Sin embargo, de momento, los escasos seguidores del socialismo manifestaron una tendencia contraria. Así, en 1872, el congreso obrero de Córdoba se decantó en favor de los anarquistas y en contra de los marxistas. Semejante paso tenía no poca coherencia psicológica. El anarquismo tenía no pocos paralelos con una mentalidad religiosa y algunos de sus primeros dirigentes, como Anselmo Lorenzo, adoptaron un tono en el que resonaban ecos de predicador. De manera bien significativa, la recién nacida izquierda tuvo un papel no en la revolución que derribó a Isabel II y buscó crear un régimen constitucional, sino en el movimiento cantonalista. La sublevación de Alcoy, por ejemplo, fue impulsada por miembros de la Internacional y en Cádiz tuvo un papel esencial Fermín Salvochea.
El anarquismo no tardó en abrazar un terrorismo místico que creía en la posibilidad de alcanzar la utopía mediante la eliminación física de aquellos que, supuestamente, impedían su advenimiento. De manera bien significativa, arraigó únicamente en otros países de herencia católica, como Italia, u ortodoxa, como Rusia.

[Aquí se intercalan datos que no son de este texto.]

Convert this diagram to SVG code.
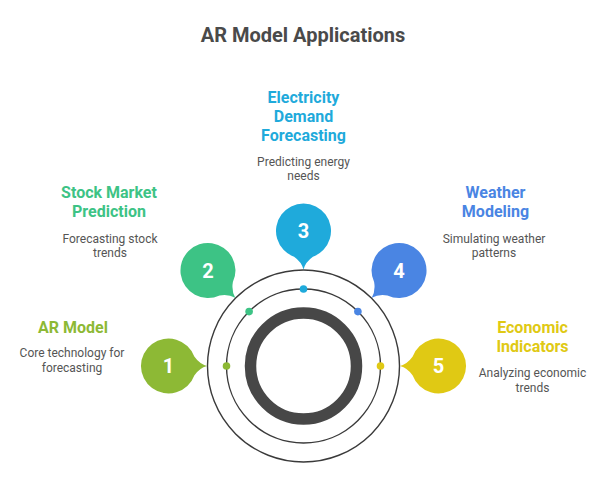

Si peculiar fue esa izquierda española primigenia vinculada con pasión religiosa al anarquismo no lo fue menos la manera peculiar que adoptó el socialismo encarnado en el PSOE. El Partido Socialista Obrero Español se fundó en 1879 en una taberna de Tetuán, Madrid. De sus miembros fundadores 16 eran tipógrafos; 4, médicos, 2, plateros, uno, doctor en ciencias, otro marmolista y otro más zapatero. En comparación con otros partidos hermanos de Europa era muy pequeño y de casi nula altura intelectual. Esas circunstancias explican que no comenzara a funcionar hasta 1881, gracias a la política de un gobierno liberal, y que hasta 1888 no experimentara una existencia apreciable. En ese año se fundó en Barcelona la UGT, pero lo cierto es que, finalmente, el centro neurálgico del socialismo español se estableció en Madrid desde donde irradiaría su influencia a Vizcaya, Asturias, Valladolid y Galicia.
De manera bien significativa y que suele pasarse por alto, el PSOE no partía de un análisis marxista, en cualquiera de sus formas, como sucedía en otras naciones europeas. Su marxismo era de segunda factura – y de baja categoría – y se relacionaba con Guesde que fue el único autor que conocía Pablo Iglesias, el antiguo tipógrafo convertido en secretario general, y que propugnaba la huelga como instrumento revolucionario. Esa ausencia de altura intelectual unida a una visión psicológicamente religiosa de la realidad explica que la meta del PSOE fuera, fundamental, expresa y confesamente, la dictadura del proletariado, es decir, la aniquilación del sistema parlamentario para sustituirlo por una dictadura socialista. En ese sentido, el PSOE intentaría desde el principio, justo es decir que sin ocultarlo, minar el sistema constitucional aprovechando todos sus espacios de libertad como, por ejemplo, sucedería con la Comisión de Reformas creada por los liberales. El PSOE fue desde su nacimiento – lo que significó un drama nada pequeño para la nación - un partido no sólo sin metas democráticas sino abiertamente anti-democrático. Esa incapacidad para evolucionar hacia otras posiciones más templadas, como sucedería en Alemania, derivaba directamente de una visión dogmática y exclusivista de la realidad que contaba con lamentables precedentes históricos en suelo español.